Kaurismäki’s films have found audiences around the world and generated critical acclaim, not because of the events they portray or even the ideas they explore (though both are important in his other films). Instead it is the style and the overall ‘feel’ of the presentation that is important and what this conveys is a dry wit and a deep humanism. Sometimes this can evoke humour from the absurdist situations which confront the protagonist – in this trilogy the ‘loser’ character. I must confess that in this particular film I experienced fewer comic moments but I still found the narrative oddly gripping. Kaurismäki usually has a working-class male as his lead and the female characters are supporting roles, even if sometimes the drivers of the narratives. In this film there are the two women, one leading Koistinen astray, the other trying to save him.
The film is as usual quite short for a feature at 78 minutes and I wanted to know more about both women.

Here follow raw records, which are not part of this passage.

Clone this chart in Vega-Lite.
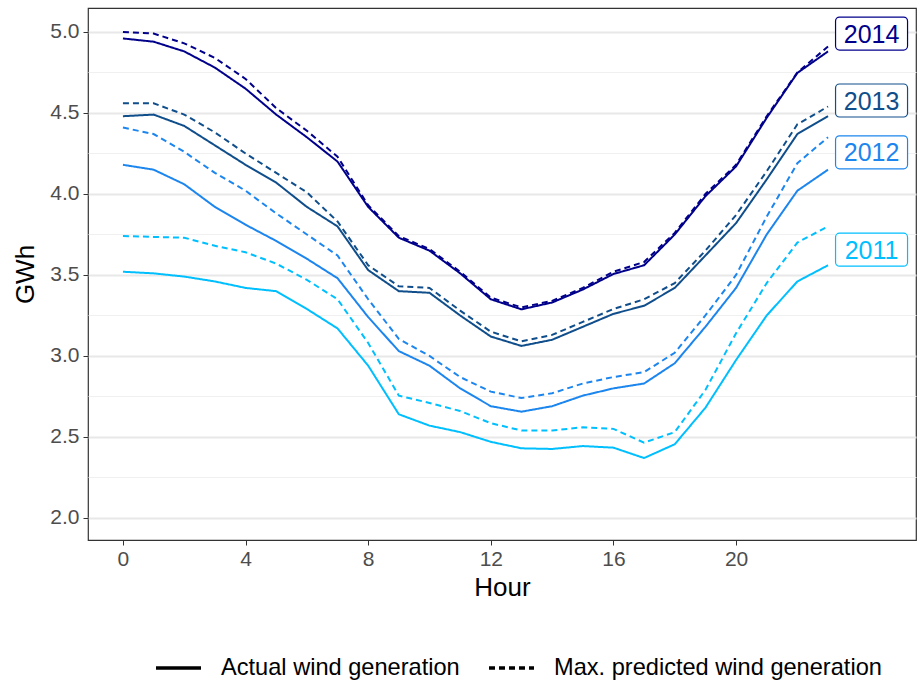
{
  "$schema": "https://vega.github.io/schema/vega-lite/v6.json",
  "width": 828,
  "height": 532,
  "autosize": {"type": "none"},
  "padding": {"left": 88, "top": 8, "right": 2, "bottom": 144},
  "background": "white",
  "config": {
    "font": "Liberation Sans",
    "view": {"stroke": "#333333", "strokeWidth": 1.2},
    "axis": {"domain": false, "labelFont": "Liberation Sans", "titleFont": "Liberation Sans"}
  },
  "datasets": {
    "wind": [
      {"hour":0,"year":"2011","Actual":3.52,"Predicted":3.74},
      {"hour":1,"year":"2011","Actual":3.51,"Predicted":3.735},
      {"hour":2,"year":"2011","Actual":3.49,"Predicted":3.73},
      {"hour":3,"year":"2011","Actual":3.46,"Predicted":3.68},
      {"hour":4,"year":"2011","Actual":3.42,"Predicted":3.64},
      {"hour":5,"year":"2011","Actual":3.40,"Predicted":3.57},
      {"hour":6,"year":"2011","Actual":3.29,"Predicted":3.47},
      {"hour":7,"year":"2011","Actual":3.17,"Predicted":3.35},
      {"hour":8,"year":"2011","Actual":2.94,"Predicted":3.08},
      {"hour":9,"year":"2011","Actual":2.64,"Predicted":2.755},
      {"hour":10,"year":"2011","Actual":2.57,"Predicted":2.71},
      {"hour":11,"year":"2011","Actual":2.53,"Predicted":2.66},
      {"hour":12,"year":"2011","Actual":2.47,"Predicted":2.585},
      {"hour":13,"year":"2011","Actual":2.43,"Predicted":2.54},
      {"hour":14,"year":"2011","Actual":2.426,"Predicted":2.54},
      {"hour":15,"year":"2011","Actual":2.444,"Predicted":2.56},
      {"hour":16,"year":"2011","Actual":2.434,"Predicted":2.55},
      {"hour":17,"year":"2011","Actual":2.37,"Predicted":2.465},
      {"hour":18,"year":"2011","Actual":2.455,"Predicted":2.53},
      {"hour":19,"year":"2011","Actual":2.68,"Predicted":2.79},
      {"hour":20,"year":"2011","Actual":2.975,"Predicted":3.14},
      {"hour":21,"year":"2011","Actual":3.25,"Predicted":3.45},
      {"hour":22,"year":"2011","Actual":3.46,"Predicted":3.70},
      {"hour":23,"year":"2011","Actual":3.56,"Predicted":3.80},
      {"hour":0,"year":"2012","Actual":4.18,"Predicted":4.41},
      {"hour":1,"year":"2012","Actual":4.15,"Predicted":4.37},
      {"hour":2,"year":"2012","Actual":4.06,"Predicted":4.26},
      {"hour":3,"year":"2012","Actual":3.92,"Predicted":4.13},
      {"hour":4,"year":"2012","Actual":3.81,"Predicted":4.02},
      {"hour":5,"year":"2012","Actual":3.71,"Predicted":3.88},
      {"hour":6,"year":"2012","Actual":3.60,"Predicted":3.75},
      {"hour":7,"year":"2012","Actual":3.48,"Predicted":3.62},
      {"hour":8,"year":"2012","Actual":3.24,"Predicted":3.35},
      {"hour":9,"year":"2012","Actual":3.03,"Predicted":3.105},
      {"hour":10,"year":"2012","Actual":2.94,"Predicted":3.00},
      {"hour":11,"year":"2012","Actual":2.80,"Predicted":2.87},
      {"hour":12,"year":"2012","Actual":2.69,"Predicted":2.78},
      {"hour":13,"year":"2012","Actual":2.656,"Predicted":2.74},
      {"hour":14,"year":"2012","Actual":2.69,"Predicted":2.77},
      {"hour":15,"year":"2012","Actual":2.755,"Predicted":2.83},
      {"hour":16,"year":"2012","Actual":2.80,"Predicted":2.87},
      {"hour":17,"year":"2012","Actual":2.83,"Predicted":2.90},
      {"hour":18,"year":"2012","Actual":2.955,"Predicted":3.02},
      {"hour":19,"year":"2012","Actual":3.18,"Predicted":3.25},
      {"hour":20,"year":"2012","Actual":3.42,"Predicted":3.50},
      {"hour":21,"year":"2012","Actual":3.75,"Predicted":3.86},
      {"hour":22,"year":"2012","Actual":4.02,"Predicted":4.19},
      {"hour":23,"year":"2012","Actual":4.15,"Predicted":4.35},
      {"hour":0,"year":"2013","Actual":4.48,"Predicted":4.56},
      {"hour":1,"year":"2013","Actual":4.49,"Predicted":4.56},
      {"hour":2,"year":"2013","Actual":4.42,"Predicted":4.49},
      {"hour":3,"year":"2013","Actual":4.30,"Predicted":4.38},
      {"hour":4,"year":"2013","Actual":4.18,"Predicted":4.25},
      {"hour":5,"year":"2013","Actual":4.07,"Predicted":4.13},
      {"hour":6,"year":"2013","Actual":3.92,"Predicted":4.01},
      {"hour":7,"year":"2013","Actual":3.80,"Predicted":3.83},
      {"hour":8,"year":"2013","Actual":3.53,"Predicted":3.56},
      {"hour":9,"year":"2013","Actual":3.40,"Predicted":3.43},
      {"hour":10,"year":"2013","Actual":3.39,"Predicted":3.42},
      {"hour":11,"year":"2013","Actual":3.25,"Predicted":3.28},
      {"hour":12,"year":"2013","Actual":3.12,"Predicted":3.15},
      {"hour":13,"year":"2013","Actual":3.062,"Predicted":3.09},
      {"hour":14,"year":"2013","Actual":3.10,"Predicted":3.13},
      {"hour":15,"year":"2013","Actual":3.18,"Predicted":3.21},
      {"hour":16,"year":"2013","Actual":3.26,"Predicted":3.29},
      {"hour":17,"year":"2013","Actual":3.31,"Predicted":3.35},
      {"hour":18,"year":"2013","Actual":3.42,"Predicted":3.45},
      {"hour":19,"year":"2013","Actual":3.62,"Predicted":3.65},
      {"hour":20,"year":"2013","Actual":3.82,"Predicted":3.87},
      {"hour":21,"year":"2013","Actual":4.09,"Predicted":4.14},
      {"hour":22,"year":"2013","Actual":4.37,"Predicted":4.43},
      {"hour":23,"year":"2013","Actual":4.48,"Predicted":4.54},
      {"hour":0,"year":"2014","Actual":4.96,"Predicted":5.00},
      {"hour":1,"year":"2014","Actual":4.94,"Predicted":4.99},
      {"hour":2,"year":"2014","Actual":4.88,"Predicted":4.93},
      {"hour":3,"year":"2014","Actual":4.78,"Predicted":4.84},
      {"hour":4,"year":"2014","Actual":4.65,"Predicted":4.71},
      {"hour":5,"year":"2014","Actual":4.49,"Predicted":4.53},
      {"hour":6,"year":"2014","Actual":4.35,"Predicted":4.39},
      {"hour":7,"year":"2014","Actual":4.20,"Predicted":4.23},
      {"hour":8,"year":"2014","Actual":3.92,"Predicted":3.93},
      {"hour":9,"year":"2014","Actual":3.73,"Predicted":3.74},
      {"hour":10,"year":"2014","Actual":3.65,"Predicted":3.66},
      {"hour":11,"year":"2014","Actual":3.51,"Predicted":3.52},
      {"hour":12,"year":"2014","Actual":3.35,"Predicted":3.36},
      {"hour":13,"year":"2014","Actual":3.288,"Predicted":3.30},
      {"hour":14,"year":"2014","Actual":3.33,"Predicted":3.34},
      {"hour":15,"year":"2014","Actual":3.41,"Predicted":3.42},
      {"hour":16,"year":"2014","Actual":3.506,"Predicted":3.52},
      {"hour":17,"year":"2014","Actual":3.56,"Predicted":3.58},
      {"hour":18,"year":"2014","Actual":3.75,"Predicted":3.76},
      {"hour":19,"year":"2014","Actual":3.986,"Predicted":4.00},
      {"hour":20,"year":"2014","Actual":4.17,"Predicted":4.18},
      {"hour":21,"year":"2014","Actual":4.47,"Predicted":4.48},
      {"hour":22,"year":"2014","Actual":4.747,"Predicted":4.75},
      {"hour":23,"year":"2014","Actual":4.88,"Predicted":4.91}
    ],
    "labels": [
      {"year":"2011","lx":24.42,"ly":3.656},
      {"year":"2012","lx":24.42,"ly":4.257},
      {"year":"2013","lx":24.42,"ly":4.577},
      {"year":"2014","lx":24.42,"ly":4.99}
    ]
  },
  "layer": [
    {
      "data": {"name": "wind"},
      "transform": [{"fold": ["Actual", "Predicted"], "as": ["type", "gwh"]}],
      "mark": {"type": "line", "strokeWidth": 2},
      "encoding": {
        "x": {
          "field": "hour", "type": "quantitative",
          "scale": {"domain": [-1.14, 25.87], "nice": false, "zero": false},
          "axis": {
            "values": [0, 4, 8, 12, 16, 20], "grid": false, "title": "Hour",
            "labelFontSize": 21, "labelColor": "#4d4d4d", "tickColor": "#333333", "tickSize": 5,
            "labelPadding": 3, "titleFontSize": 26, "titleFontWeight": "normal", "titleColor": "#000000", "titlePadding": 5
          }
        },
        "y": {
          "field": "gwh", "type": "quantitative",
          "scale": {"domain": [1.864, 5.148], "nice": false, "zero": false},
          "axis": {
            "values": [2, 2.25, 2.5, 2.75, 3, 3.25, 3.5, 3.75, 4, 4.25, 4.5, 4.75, 5],
            "labelExpr": "(datum.value*4) % 2 == 0 ? format(datum.value, '.1f') : ''",
            "grid": true,
            "gridColor": {"condition": {"test": "(datum.value*4) % 2 == 1", "value": "#f0f0f0"}, "value": "#e8e8e8"},
            "gridWidth": {"condition": {"test": "(datum.value*4) % 2 == 1", "value": 1}, "value": 2},
            "tickColor": {"condition": {"test": "(datum.value*4) % 2 == 1", "value": "transparent"}, "value": "#333333"},
            "tickSize": 5, "labelPadding": 4,
            "labelFontSize": 21, "labelColor": "#4d4d4d",
            "title": "GWh", "titleFontSize": 26, "titleFontWeight": "normal", "titleColor": "#000000", "titlePadding": 11
          }
        },
        "color": {
          "field": "year", "type": "nominal",
          "scale": {"domain": ["2011", "2012", "2013", "2014"], "range": ["#00BFFF", "#1C86EE", "#104E8B", "#00008B"]},
          "legend": null
        },
        "strokeDash": {
          "field": "type", "type": "nominal",
          "scale": {"domain": ["Actual", "Predicted"], "range": [[1, 0], [6, 4]]},
          "legend": {
            "title": null, "orient": "none", "direction": "horizontal",
            "legendX": 66, "legendY": 635, "padding": 0,
            "labelExpr": "datum.value == 'Actual' ? 'Actual wind generation' : 'Max. predicted wind generation'",
            "labelFontSize": 23.6, "labelColor": "#000000", "labelOffset": 18, "labelLimit": 0,
            "symbolType": "stroke", "symbolSize": 2025, "symbolStrokeWidth": 3.5, "symbolStrokeColor": "#000000",
            "columnPadding": 22,
            "encode": {"symbols": {"update": {"strokeDash": [{"test": "datum.value == 'Predicted'", "value": [8, 7]}, {"value": [1, 0]}]}}}
          }
        },
        "detail": {"field": "year"}
      }
    },
    {
      "data": {"name": "labels"},
      "mark": {
        "type": "point", "filled": false, "fill": "white", "fillOpacity": 1, "strokeWidth": 1.2, "opacity": 1, "size": 5184,
        "shape": "M-0.89,-0.458 L0.89,-0.458 A0.11,0.11 0 0 1 1,-0.348 L1,0.348 A0.11,0.11 0 0 1 0.89,0.458 L-0.89,0.458 A0.11,0.11 0 0 1 -1,0.348 L-1,-0.348 A0.11,0.11 0 0 1 -0.89,-0.458 Z"
      },
      "encoding": {
        "x": {"field": "lx", "type": "quantitative"},
        "y": {"field": "ly", "type": "quantitative"},
        "stroke": {
          "field": "year", "type": "nominal",
          "scale": {"domain": ["2011", "2012", "2013", "2014"], "range": ["#00BFFF", "#1C86EE", "#104E8B", "#00008B"]},
          "legend": null
        }
      }
    },
    {
      "data": {"name": "labels"},
      "mark": {"type": "text", "fontSize": 25, "align": "center", "baseline": "middle", "font": "Liberation Sans", "dy": 1},
      "encoding": {
        "x": {"field": "lx", "type": "quantitative"},
        "y": {"field": "ly", "type": "quantitative"},
        "text": {"field": "year"},
        "color": {"field": "year", "type": "nominal", "legend": null}
      }
    }
  ]
}
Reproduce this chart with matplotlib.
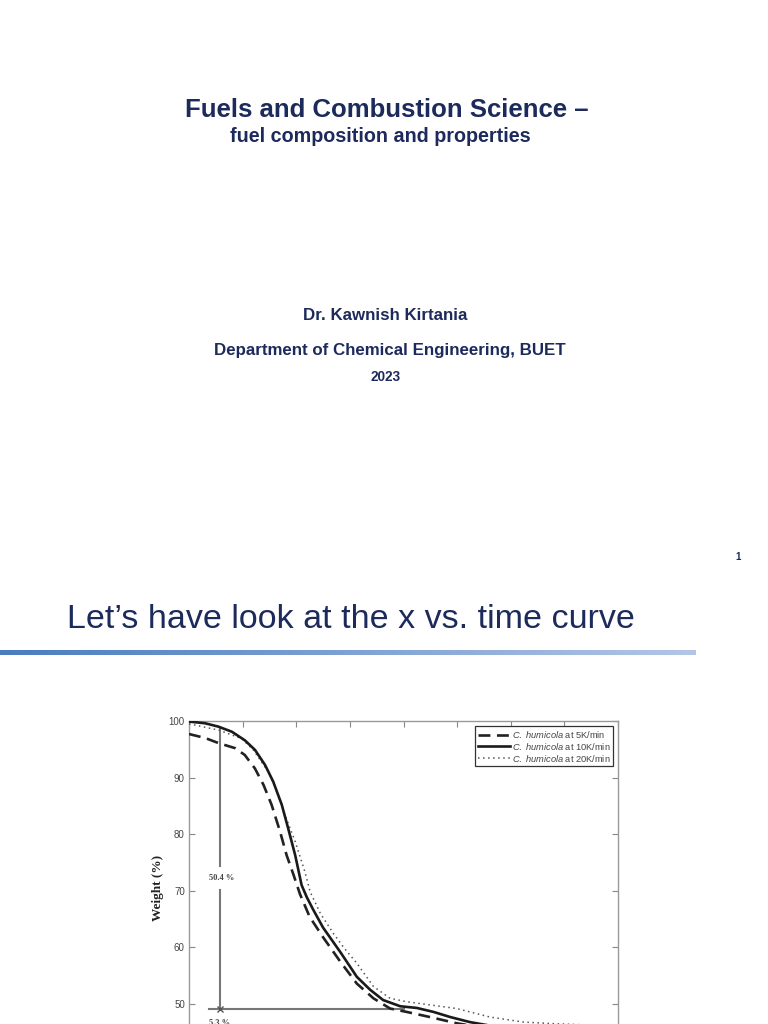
import numpy as np
import matplotlib
matplotlib.use("Agg")
import matplotlib.pyplot as plt
from matplotlib.colors import LinearSegmentedColormap

plt.rcParams['font.family'] = ['Liberation Sans', 'DejaVu Sans']
plt.rcParams['mathtext.fontset'] = 'custom'
plt.rcParams['mathtext.it'] = 'Liberation Sans:italic'
plt.rcParams['mathtext.rm'] = 'Liberation Sans'

# ---------------- data ----------------
temp_5K = [0, 30, 55, 86, 104, 123, 139, 154, 170, 182, 195, 207, 225, 250, 282, 313,
           344, 375, 406, 449, 499, 550, 600, 700, 800]
w_5K = [97.7, 97.0, 96.1, 95.2, 94.0, 91.6, 88.7, 85.2, 80.4, 76.3, 72.8, 69.4, 65.4,
        61.8, 57.5, 53.6, 51.0, 49.2, 48.6, 47.7, 46.6, 45.8, 45.2, 44.4, 43.9]

temp_10K = [0, 30, 55, 80, 104, 123, 142, 157, 173, 185, 198, 210, 220, 232, 250, 282,
            313, 338, 362, 394, 425, 456, 487, 524, 560, 600, 700, 800]
w_10K = [99.9, 99.6, 99.0, 98.1, 96.6, 94.9, 92.2, 89.3, 85.2, 81.0, 76.3, 71.0, 68.8,
         66.6, 63.5, 59.2, 54.8, 52.5, 50.7, 49.6, 49.3, 48.6, 47.7, 46.8, 46.2, 45.7,
         45.0, 44.6]

temp_20K = [0, 55, 98, 120, 148, 165, 179, 198, 216, 226, 245, 269, 290, 313, 344, 375,
            406, 437, 499, 561, 624, 686, 800]
w_20K = [99.5, 98.4, 96.9, 94.9, 91.0, 87.3, 83.4, 78.7, 73.4, 69.8, 66.0, 62.5, 59.8,
         57.2, 53.1, 51.0, 50.4, 50.0, 49.2, 47.7, 46.8, 46.5, 46.1]

series_labels = [r"$\mathit{C.\ humicola}$ at 5K/min",
                 r"$\mathit{C.\ humicola}$ at 10K/min",
                 r"$\mathit{C.\ humicola}$ at 20K/min"]

y_ticks = [50, 60, 70, 80, 90, 100]
x_ticks = [0, 100, 200, 300, 400, 500, 600, 700, 800]

ann_x = 57
ann_top = 98.7
ann_gap = (74.3, 70.1)
ann_level = 49.2
ann_h_start, ann_h_end = 38, 400
ann_texts = ["50.4 %", "5.3 %"]

navy = "#1c2a5c"

# ---------------- figure ----------------
W, H = 768, 1024
fig = plt.figure(figsize=(W / 100, H / 100), dpi=100)
fig.patch.set_facecolor("white")

def fx(px):
    return px / W

def fy(py):
    return 1 - py / H

# Title slide texts
fig.text(fx(386.5), fy(110), "Fuels and Combustion Science \u2013", ha="center", va="center",
         fontsize=18.5, fontweight="bold", color=navy)
fig.text(fx(380.5), fy(137), "fuel composition and properties", ha="center", va="center",
         fontsize=14.2, fontweight="bold", color=navy)
fig.text(fx(385.5), fy(315), "Dr. Kawnish Kirtania", ha="center", va="center",
         fontsize=12.2, fontweight="bold", color=navy)
fig.text(fx(390), fy(351), "Department of Chemical Engineering, BUET", ha="center", va="center",
         fontsize=12.2, fontweight="bold", color=navy)
fig.text(fx(386), fy(377), "2023", ha="center", va="center",
         fontsize=9.8, fontweight="bold", color=navy)
fig.text(fx(738), fy(557), "1", ha="center", va="center",
         fontsize=7, fontweight="bold", color=navy)

# Second slide title
fig.text(fx(67), fy(619), "Let\u2019s have look at the x vs. time curve", ha="left", va="center",
         fontsize=24.5, color=navy)

# gradient bar
bar_ax = fig.add_axes([0, fy(655), fx(696), 5 / H])
grad = np.linspace(0, 1, 256).reshape(1, -1)
cmap = LinearSegmentedColormap.from_list("bar", ["#4a7cc0", "#b3c6e6"])
bar_ax.imshow(grad, aspect="auto", cmap=cmap, extent=[0, 1, 0, 1])
bar_ax.set_axis_off()

# ---------------- chart ----------------
y_lo, y_hi = 20, 100
px_per_unit = (1004 - 721) / 50.0
ax_top = 721
ax_bottom = ax_top + (y_hi - y_lo) * px_per_unit
ax = fig.add_axes([fx(189), fy(ax_bottom), fx(618) - fx(189), (ax_bottom - ax_top) / H])
ax.set_xlim(0, 800)
ax.set_ylim(y_lo, y_hi)

ax.plot(temp_5K, w_5K, color="#222222", lw=1.9, ls=(0, (4.5, 2.5)), label=series_labels[0], zorder=3)
ax.plot(temp_10K, w_10K, color="#1a1a1a", lw=1.9, ls="-", label=series_labels[1], zorder=4)
ax.plot(temp_20K, w_20K, color="#555555", lw=1.1, ls=(0, (1, 2.3)), label=series_labels[2], zorder=3)

# annotation lines
ann_color = "#777777"
ax.plot([ann_x, ann_x], [ann_top, ann_gap[0]], color=ann_color, lw=1.5, zorder=2)
ax.plot([ann_x, ann_x], [ann_gap[1], ann_level], color=ann_color, lw=1.5, zorder=2)
ax.plot([ann_h_start, ann_h_end], [ann_level, ann_level], color=ann_color, lw=1.5, zorder=2)
ax.plot([ann_x], [ann_level], marker="x", color="#555555", ms=4, mew=1, zorder=5)
ax.text(ann_h_start, (ann_gap[0] + ann_gap[1]) / 2, ann_texts[0], ha="left", va="center",
        fontsize=6, fontweight="bold", family="Liberation Serif", color="#444444")
ax.text(ann_h_start, 47.3, ann_texts[1], ha="left", va="top",
        fontsize=6, fontweight="bold", family="Liberation Serif", color="#444444")

ax.set_yticks(y_ticks)
ax.set_yticklabels([str(v) for v in y_ticks])
ax.set_xticks(x_ticks)
ax.tick_params(axis="both", direction="in", length=4, width=0.8, color="#888888",
               labelsize=7, labelcolor="#444444", pad=3,
               top=True, right=True, labelbottom=False)
for sp in ax.spines.values():
    sp.set_color("#999999")
    sp.set_linewidth(1.0)

fig.text(fx(158), fy(888), "Weight (%)", rotation=90, ha="center", va="center",
         fontsize=9.5, fontweight="bold", family="Liberation Serif", color="#222222")

leg = ax.legend(loc="upper right", bbox_to_anchor=(fx(613), fy(726)),
                bbox_transform=fig.transFigure, fontsize=6.7, frameon=True,
                fancybox=False, framealpha=1, edgecolor="#333333",
                handlelength=3.4, handletextpad=0.2, borderpad=0.3,
                labelspacing=0.1, borderaxespad=0)
leg.get_frame().set_linewidth(0.9)
for t in leg.get_texts():
    t.set_color("#444444")

fig.savefig("out.png", dpi=100)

Partly, the mystery of the women is buried in the generic elements of the narrative. This is Kaurismäki’s film noir and I kept thinking of the central character in terms of an Elisha Cook figure – the poor sap who wouldn’t make it to the end of the story. But much more likely, this is Kaurismäki in a French study, part poetic realism from the 1930s and part Jean-Pierre Melville. These references emerge much more strongly in the director’s next film Le Havre. Here Koistinen might be a role for Jean Gabin, albeit stripped of his energy. I guess that in Janne Hyytiäinen there is also something of Melville’s Alain Delon, but again stripped of vitality.
Music is always essential in Kaurismäki’s films and this film has a particularly strong soundtrack including two songs by Carlos Gardel. Born in France but taken to Argentina as an infant he was one of the most important ‘tango singers’ whose career had a tragic and almost rock ‘n roll ending when he was killed in a plane crash at the height of his powers in 1935. Kaurismäki is obviously taken by tango and I’ve realised that it fits his frequent dockside location being developed in the dockside bars of Argentina and Uruguay. There are also three songs by the Swedish tenor Jussi Björling (1911-1960), all from Puccini’s operas. One is from The Girl of the Golden West and the others from Tosca and Manon Lescaut. The French singer Fred Gouin contributes a 1928 song ‘Les temps des cerises’, possibly also a Japanese reference to ‘cherry blossom time’? (Kaurismäki has a real passion for Japanese culture.) The remainder of the soundtrack offers a selection of later Finnish recordings. I wish I knew more about music – surely someone has studied Kaurismäki’s choices? He includes elements of Finnish culture in his films but often in quite subtle ways. In this film we get to see a prison and I’m always struck by how much more civilised (and effective) prisons seem to be in Nordic countries compared to the US, UK or France.

Out of the four most recent Kaurismäki films this is perhaps the most ‘contained’ story. It does fit into a development of an overall narrative, however. Janne Hyytiäinen appeared at the end of The Man Without a Past and the young Black boy who appears in this film (with the dog – there is a dog in all four recent films) points towards what will happen in Le Havre. I think I’m ready now to work back through some of Kaurismäki’s films in the 1990s.